New norms for listing day for IPO’s: Circuit filters and Trade to Trade norms boon for markets

SEBI has announced new norms for listing day for IPO’s. These norms would certainly hit the manipulation and first day disaster in IPO’s which had become a norm these days. Very clearly post the order on seven companies in December 2011, which had tapped the capital markets these guidelines were keenly awaited.

The broad guidelines divide the companies into two categories with the cut-off point being the size of issue at Rs 250 crs. All companies would on listing day have a call auction which is similar to what happens these days between 9 am and 9.15 am for the companies which are part of the SENSEX and NIFTY. This call auction or price discovery would happen for 1 hour from 9 am to 10 am and then trading would begin as normal with the discovered price or the equilibrium price being the base for the day. First day circuit filters would be 5% for issues below Rs 250 crs and 20% for issues above Rs 250 crs. In case no equilibrium price is discovered than the IPO price would be the base. From day two the normal circuit filters would apply. In addition the really important condition that has been introduced for issues below Rs 250 crs is the fact that such issues would trade on “Trade for Trade” basis which means that every transaction would result in delivery. This would reduce the volume considerably.
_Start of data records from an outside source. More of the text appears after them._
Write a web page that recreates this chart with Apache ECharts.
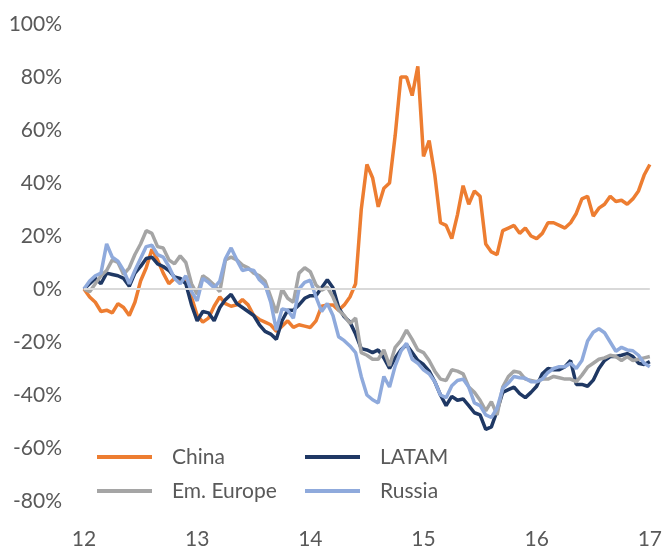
<!DOCTYPE html>
<html>
<head>
<meta charset="utf-8">
<script src="https://cdn.jsdelivr.net/npm/echarts@6/dist/echarts.min.js"></script>
<style>
  html, body { margin: 0; padding: 0; background: #fff; }
  #chart { width: 665px; height: 550px; }
</style>
</head>
<body>
<div id="chart"></div>
<script>
// Cumulative performance since start of 2012, sampled every 0.05 year (12 = 2012 ... 17 = 2017)
const startYear = 12;
const sampleStep = 0.05;

const china = [
  0, -3, -5, -8.5, -8, -9, -5.5, -7, -10, -5,
  3, 8, 15, 11, 6, 2, 4, 3, 4, -3,
  -10, -12.5, -11, -6.5, -3, -5.5, -6.5, -6, -4, -6,
  -10, -11.5, -12.5, -13.5, -16, -14, -12, -14.5, -13.5, -14,
  -14.5, -12, -6.5, -6, -6, -8, -6, -3, 2, 30,
  47, 42, 31, 38, 40, 58, 80, 80, 73, 84,
  50, 56, 43, 25, 24, 19, 28, 39, 32, 37,
  35, 17, 14, 13, 22, 23, 24, 21, 23, 20,
  19, 21, 25, 25, 24, 23, 25, 28.5, 34, 35,
  27.5, 30.5, 32, 35, 33, 33.5, 32, 34, 37, 43,
  47
];

const latam = [
  0, 2, 4, 2, 6, 5.5, 5, 4, 1, 6,
  8.5, 11.5, 12, 9.5, 8.5, 7, 4.5, 4, 2, -6,
  -12, -8.5, -9, -12, -7, -4, -2, -5.5, -7, -8.5,
  -10, -13.5, -16, -17, -19, -12, -8, -8, -6, -3.5,
  -2.5, -2.5, 0.5, 3.5, 0.5, -7, -10.5, -12.5, -17, -22.5,
  -23, -24, -23, -26, -30, -26, -23, -21, -24, -27,
  -28.5, -31, -35, -40, -44, -40.5, -42, -41.5, -44, -46.7,
  -47.5, -53, -52, -46, -39, -38, -37, -39.5, -41, -39,
  -36.7, -32, -30, -30.5, -30.5, -29.3, -27, -36, -36, -36.7,
  -34.4, -30, -27, -25.5, -25.5, -25, -24.4, -25.5, -28, -28.5,
  -27.4
];

const emEurope = [
  0, -1, 2, 5, 7, 11, 10, 5.5, 8, 13,
  17, 22, 21, 16, 15.5, 11, 9.5, 12.5, 10, 2,
  -2, 5, 3.5, 1.5, -1, 11, 12, 11, 9, 8,
  6, 5, 3, -3, -9, 0, -3.5, -5, 6, 8,
  6.5, 1.5, -0.5, 0.7, -3, -8, -10, -13, -11, -24,
  -25, -26.5, -26.5, -23, -29, -22, -19.5, -15.5, -19, -23,
  -24, -27, -31, -34, -34.5, -30.5, -31, -32, -37, -39,
  -42, -46, -42.5, -47.5, -37, -33, -31, -31.5, -34, -34.5,
  -35, -34, -34, -33, -33.5, -34, -34, -35, -32.5, -29.5,
  -28, -26.5, -26, -25, -25.5, -27, -25.5, -27, -26.5, -26,
  -25.5
];

const russia = [
  0, 3, 5, 6, 17, 12, 10.5, 7, 2, 7,
  11.5, 16, 16.5, 13, 12, 8.5, 4, 2, 5, -1,
  -4.5, 4, 2.5, 0.5, 3, 11.5, 15.5, 11, 7, 7.5,
  7, 3.5, 1.5, -5, -15.5, -7.5, -8, -11, 0, 2.5,
  3.3, -3, -8.5, -5.5, -10, -18, -19.5, -21.5, -24, -33,
  -40, -41.8, -43, -33, -37, -29, -23.5, -20.5, -26.5, -28,
  -30.5, -32, -35, -40, -41, -36.5, -34.5, -34, -37, -43,
  -44, -47.5, -48.5, -45, -37.5, -35.5, -33, -33.5, -33.7, -35,
  -35, -34, -31.5, -30, -29.3, -29.3, -28, -30, -27, -19.6,
  -16.3, -15, -16.5, -20, -23.5, -22, -23, -23.3, -25, -28,
  -29.3
];

const yTicks = { min: -80, max: 100, step: 20 };
const xTicks = { min: 12, max: 17, step: 1 };

function toPoints(values) {
  return values.map((v, i) => [startYear + i * sampleStep, v]);
}

const seriesDefs = [
  { name: 'China', values: china, color: '#ED7D31' },
  { name: 'LATAM', values: latam, color: '#1F3864' },
  { name: 'Em. Europe', values: emEurope, color: '#A5A5A5' },
  { name: 'Russia', values: russia, color: '#8FAADC' }
];

const textColor = '#595959';
const fontFamily = 'Lato, "Open Sans", sans-serif';
const fontSize = 21;

// legend entries laid out in a 2x2 block inside the plot
const legendSlots = [
  { name: 'China', left: 97, top: 445 },
  { name: 'LATAM', left: 305, top: 445 },
  { name: 'Em. Europe', left: 97, top: 479 },
  { name: 'Russia', left: 305, top: 479 }
];

const chart = echarts.init(document.getElementById('chart'), null, { renderer: 'canvas' });

chart.setOption({
  animation: false,
  backgroundColor: '#ffffff',
  grid: { left: 84, right: 15, top: 24, bottom: 40, containLabel: false },
  legend: legendSlots.map(s => ({
    data: [s.name],
    left: s.left,
    top: s.top,
    padding: 0,
    itemWidth: 55,
    itemHeight: 4,
    icon: 'rect',
    selectedMode: false,
    textStyle: {
      color: textColor,
      fontFamily: fontFamily,
      fontSize: fontSize,
      lineHeight: 24,
      padding: [0, 0, 0, 15]
    }
  })),
  xAxis: {
    type: 'value',
    min: xTicks.min,
    max: xTicks.max,
    interval: xTicks.step,
    axisLine: { show: false },
    axisTick: { show: false },
    splitLine: { show: false },
    axisLabel: {
      color: textColor,
      fontFamily: fontFamily,
      fontSize: fontSize,
      margin: 28
    }
  },
  yAxis: {
    type: 'value',
    min: yTicks.min,
    max: yTicks.max,
    interval: yTicks.step,
    axisLine: { show: false },
    axisTick: { show: false },
    splitLine: { show: false },
    axisLabel: {
      color: textColor,
      fontFamily: fontFamily,
      fontSize: fontSize,
      margin: 22,
      formatter: '{value}%'
    }
  },
  series: [
    {
      // zero reference line, kept beneath the data lines
      type: 'line',
      data: [],
      z: 1,
      silent: true,
      markLine: {
        silent: true,
        symbol: 'none',
        label: { show: false },
        lineStyle: { color: '#D9D9D9', width: 2, type: 'solid' },
        data: [{ yAxis: 0 }]
      }
    }
  ].concat(seriesDefs.map(s => ({
    name: s.name,
    type: 'line',
    data: toPoints(s.values),
    showSymbol: false,
    symbol: 'none',
    z: 2,
    color: s.color,
    lineStyle: { color: s.color, width: 3.5 }
  })))
});
</script>
</body>
</html>
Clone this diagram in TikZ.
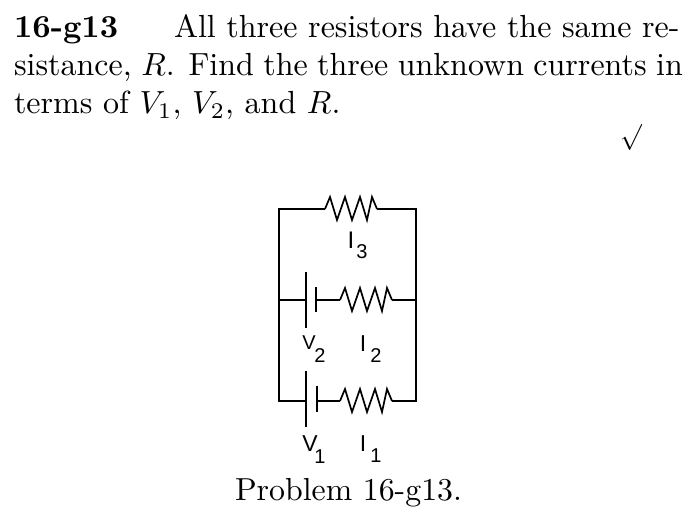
\documentclass[tikz,border=0pt]{standalone}
\usepackage{fontspec}
\newfontfamily\labelfont{Liberation Sans}
\begin{document}
\begin{tikzpicture}[x=1pt,y=-1pt,
  wire/.style={line width=1.7pt,line join=miter,line cap=butt},
  plate/.style={line width=1.5pt},
  thinwire/.style={line width=1.3pt},
  txt/.style={anchor=base west,inner sep=0pt,outer sep=0pt,scale=3.2},
  lab/.style={inner sep=0pt,outer sep=0pt,font=\labelfont\fontsize{23}{23}\selectfont},
  sub/.style={inner sep=0pt,outer sep=0pt,font=\labelfont\fontsize{20}{20}\selectfont},
  zig/.pic={\draw[wire] (0,0) -- (5,-12) -- (12,11) -- (20,-12) -- (27,11) -- (35,-12) -- (42,11) -- (47,-12) -- (52,0);}
]
\useasboundingbox (0,0) rectangle (700,513);
% text
\node[txt,font=\bfseries] (title) at (14,38) {16-g13};
\node[txt] (l1) at (174,38) {\makebox[158pt][s]{All three resistors have the same re-}};
\node[txt] (l2) at (14,76) {\makebox[209pt][s]{sistance, $R$. Find the three unknown currents in}};
\node[txt] (l3) at (14,114) {terms of $V_1$, $V_2$, and $R$.};
\node[inner sep=0pt,scale=2.6] (chk) at (631,137) {$\surd$};
\node[txt,scale=0.995] (cap) at (235,500) {Problem 16-g13.};
% junctions
\coordinate (tl) at (279,209);
\coordinate (tr) at (416,209);
\coordinate (ml) at (279,300);
\coordinate (mr) at (416,300);
\coordinate (bl) at (279,401);
\coordinate (br) at (416,401);
\coordinate (r3a) at (325,209);
\coordinate (r3b) at (377,209);
\coordinate (b2a) at (306,300);
\coordinate (b2b) at (316,300);
\coordinate (r2a) at (340,300);
\coordinate (r2b) at (392,300);
\coordinate (b1a) at (306,401);
\coordinate (b1b) at (317,401);
\coordinate (r1a) at (340,401);
\coordinate (r1b) at (392,401);
% outer loop
\draw[wire] (b1a) -- (bl) -- (tl) -- (r3a);
\draw[wire] (r3b) -- (tr) -- (br) -- (r1b);
\pic at (r3a) {zig};
% branch 2
\draw[thinwire] (ml) -- (b2a);
\draw[plate] (306,272) -- (306,328);
\draw[plate] (316,287) -- (316,312);
\draw[wire] (b2b) -- (r2a);
\pic at (r2a) {zig};
\draw[thinwire] (r2b) -- (mr);
% branch 1
\draw[plate] (306,371) -- (306,427);
\draw[plate] (317,386) -- (317,412);
\draw[wire] (b1b) -- (r1a);
\pic at (r1a) {zig};
% labels
\node[lab,font=\labelfont\fontsize{24}{24}\selectfont] (i3) at (351,240) {I};
\node[sub] (i3s) at (362,252) {3};
\node[lab,font=\labelfont\fontsize{20}{20}\selectfont] (v2) at (309,343) {V};
\node[sub] (v2s) at (320,356) {2};
\node[lab] (i2) at (363,344) {I};
\node[sub] (i2s) at (376,356) {2};
\node[lab] (v1) at (310,444) {V};
\node[sub] (v1s) at (320,457) {1};
\node[lab] (i1) at (363,444) {I};
\node[sub] (i1s) at (376,456) {1};
\end{tikzpicture}
\end{document}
Readers would recall that the norm for first day trading volume would be anything between 10-20 times the IPO size on day one.

The above norms would also apply for issues which are re-listed.

The above is a brilliant step taken by SEBI and they need to be complemented for the same. The present modus operandi of people behind issues was only possible because lack of circuit filters on day one gave a free hand to people behind the price manipulation to trap investors and exit on day one. Either of two things happened on day one of listing of an IPO where either the share price rose 60-70% 0r even beyond 100% on day one or prices crashed a minimum of 65%. This has happened consistently and in either case the person/entity behind the stock was able to exit. With a price band of 5% in sub 250 crs and a trade for trade restriction for the first ten trading days this is completely blocked. Gone are the days when non-descript companies would record turnovers of multiple times Reliance turnover on day one.

I believe these steps will ensure the revival of the primary market and I would urge merchant bankers and promoters of companies to bring issues which are fairly priced and offer appreciation opportunities to risk takers. I primary issues are brought with this objective, the market would certainly see a revival and improvement in the quality of issues.